(Source code of charts)
- - - - - - -

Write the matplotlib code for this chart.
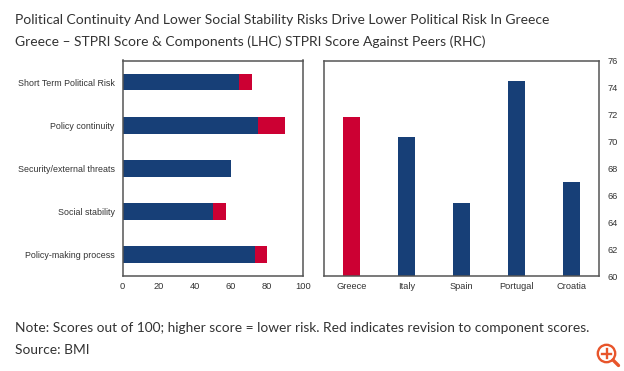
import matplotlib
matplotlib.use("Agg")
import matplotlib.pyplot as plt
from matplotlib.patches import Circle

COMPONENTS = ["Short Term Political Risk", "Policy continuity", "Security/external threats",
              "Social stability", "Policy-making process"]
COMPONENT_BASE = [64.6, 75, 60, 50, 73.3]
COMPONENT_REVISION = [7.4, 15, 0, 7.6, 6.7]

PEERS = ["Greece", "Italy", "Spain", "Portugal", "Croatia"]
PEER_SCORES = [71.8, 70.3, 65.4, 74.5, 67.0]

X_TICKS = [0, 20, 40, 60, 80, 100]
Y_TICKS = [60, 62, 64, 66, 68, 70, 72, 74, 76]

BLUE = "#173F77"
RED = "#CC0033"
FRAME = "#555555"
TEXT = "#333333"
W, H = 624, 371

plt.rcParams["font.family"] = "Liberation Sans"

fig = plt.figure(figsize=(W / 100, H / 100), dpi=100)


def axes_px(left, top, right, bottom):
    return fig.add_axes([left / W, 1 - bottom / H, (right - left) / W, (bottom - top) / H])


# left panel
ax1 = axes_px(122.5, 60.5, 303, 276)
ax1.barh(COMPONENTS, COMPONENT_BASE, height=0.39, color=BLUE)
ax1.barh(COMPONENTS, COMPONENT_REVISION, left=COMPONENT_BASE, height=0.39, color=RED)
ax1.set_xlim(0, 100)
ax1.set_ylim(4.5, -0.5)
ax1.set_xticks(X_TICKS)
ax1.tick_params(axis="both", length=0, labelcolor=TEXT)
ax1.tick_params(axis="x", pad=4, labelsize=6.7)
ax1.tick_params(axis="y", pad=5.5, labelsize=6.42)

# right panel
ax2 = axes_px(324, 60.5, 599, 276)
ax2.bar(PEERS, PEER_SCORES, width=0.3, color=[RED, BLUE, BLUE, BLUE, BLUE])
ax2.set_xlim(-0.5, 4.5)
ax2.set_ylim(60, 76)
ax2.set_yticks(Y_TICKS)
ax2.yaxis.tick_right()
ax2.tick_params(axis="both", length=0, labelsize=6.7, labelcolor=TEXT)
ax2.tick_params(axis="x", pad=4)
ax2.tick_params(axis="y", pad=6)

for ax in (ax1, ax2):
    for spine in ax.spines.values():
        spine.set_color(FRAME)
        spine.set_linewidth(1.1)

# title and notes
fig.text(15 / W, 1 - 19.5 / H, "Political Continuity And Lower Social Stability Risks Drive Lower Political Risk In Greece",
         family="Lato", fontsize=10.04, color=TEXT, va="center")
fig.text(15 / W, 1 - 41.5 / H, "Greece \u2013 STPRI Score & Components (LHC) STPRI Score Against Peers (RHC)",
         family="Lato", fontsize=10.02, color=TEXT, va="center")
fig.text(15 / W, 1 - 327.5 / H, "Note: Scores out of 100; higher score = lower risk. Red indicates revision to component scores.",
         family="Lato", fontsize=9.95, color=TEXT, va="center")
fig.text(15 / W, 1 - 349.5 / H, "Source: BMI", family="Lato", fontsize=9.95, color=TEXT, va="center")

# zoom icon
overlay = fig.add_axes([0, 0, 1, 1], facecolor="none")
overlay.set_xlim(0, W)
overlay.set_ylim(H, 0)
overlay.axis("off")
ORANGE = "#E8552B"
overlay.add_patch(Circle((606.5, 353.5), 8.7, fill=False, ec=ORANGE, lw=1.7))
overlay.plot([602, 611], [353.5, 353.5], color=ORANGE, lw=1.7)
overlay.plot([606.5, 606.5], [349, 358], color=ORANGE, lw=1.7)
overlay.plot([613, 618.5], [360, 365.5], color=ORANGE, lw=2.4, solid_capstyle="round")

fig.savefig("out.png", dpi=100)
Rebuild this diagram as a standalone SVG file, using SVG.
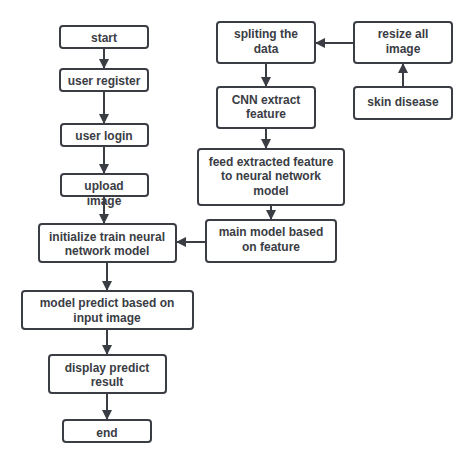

- - - - - - -

== Problem requirements ==
Repeat all the records above exactly, leaving out any pictures.

== Task result ==
Write the matplotlib code for this chart.
import matplotlib
matplotlib.use("Agg")
import matplotlib.pyplot as plt
from matplotlib.patches import Circle

COMPONENTS = ["Short Term Political Risk", "Policy continuity", "Security/external threats",
              "Social stability", "Policy-making process"]
COMPONENT_BASE = [64.6, 75, 60, 50, 73.3]
COMPONENT_REVISION = [7.4, 15, 0, 7.6, 6.7]

PEERS = ["Greece", "Italy", "Spain", "Portugal", "Croatia"]
PEER_SCORES = [71.8, 70.3, 65.4, 74.5, 67.0]

X_TICKS = [0, 20, 40, 60, 80, 100]
Y_TICKS = [60, 62, 64, 66, 68, 70, 72, 74, 76]

BLUE = "#173F77"
RED = "#CC0033"
FRAME = "#555555"
TEXT = "#333333"
W, H = 624, 371

plt.rcParams["font.family"] = "Liberation Sans"

fig = plt.figure(figsize=(W / 100, H / 100), dpi=100)


def axes_px(left, top, right, bottom):
    return fig.add_axes([left / W, 1 - bottom / H, (right - left) / W, (bottom - top) / H])


# left panel
ax1 = axes_px(122.5, 60.5, 303, 276)
ax1.barh(COMPONENTS, COMPONENT_BASE, height=0.39, color=BLUE)
ax1.barh(COMPONENTS, COMPONENT_REVISION, left=COMPONENT_BASE, height=0.39, color=RED)
ax1.set_xlim(0, 100)
ax1.set_ylim(4.5, -0.5)
ax1.set_xticks(X_TICKS)
ax1.tick_params(axis="both", length=0, labelcolor=TEXT)
ax1.tick_params(axis="x", pad=4, labelsize=6.7)
ax1.tick_params(axis="y", pad=5.5, labelsize=6.42)

# right panel
ax2 = axes_px(324, 60.5, 599, 276)
ax2.bar(PEERS, PEER_SCORES, width=0.3, color=[RED, BLUE, BLUE, BLUE, BLUE])
ax2.set_xlim(-0.5, 4.5)
ax2.set_ylim(60, 76)
ax2.set_yticks(Y_TICKS)
ax2.yaxis.tick_right()
ax2.tick_params(axis="both", length=0, labelsize=6.7, labelcolor=TEXT)
ax2.tick_params(axis="x", pad=4)
ax2.tick_params(axis="y", pad=6)

for ax in (ax1, ax2):
    for spine in ax.spines.values():
        spine.set_color(FRAME)
        spine.set_linewidth(1.1)

# title and notes
fig.text(15 / W, 1 - 19.5 / H, "Political Continuity And Lower Social Stability Risks Drive Lower Political Risk In Greece",
         family="Lato", fontsize=10.04, color=TEXT, va="center")
fig.text(15 / W, 1 - 41.5 / H, "Greece \u2013 STPRI Score & Components (LHC) STPRI Score Against Peers (RHC)",
         family="Lato", fontsize=10.02, color=TEXT, va="center")
fig.text(15 / W, 1 - 327.5 / H, "Note: Scores out of 100; higher score = lower risk. Red indicates revision to component scores.",
         family="Lato", fontsize=9.95, color=TEXT, va="center")
fig.text(15 / W, 1 - 349.5 / H, "Source: BMI", family="Lato", fontsize=9.95, color=TEXT, va="center")

# zoom icon
overlay = fig.add_axes([0, 0, 1, 1], facecolor="none")
overlay.set_xlim(0, W)
overlay.set_ylim(H, 0)
overlay.axis("off")
ORANGE = "#E8552B"
overlay.add_patch(Circle((606.5, 353.5), 8.7, fill=False, ec=ORANGE, lw=1.7))
overlay.plot([602, 611], [353.5, 353.5], color=ORANGE, lw=1.7)
overlay.plot([606.5, 606.5], [349, 358], color=ORANGE, lw=1.7)
overlay.plot([613, 618.5], [360, 365.5], color=ORANGE, lw=2.4, solid_capstyle="round")

fig.savefig("out.png", dpi=100)
Rebuild this diagram as a standalone SVG file, using SVG.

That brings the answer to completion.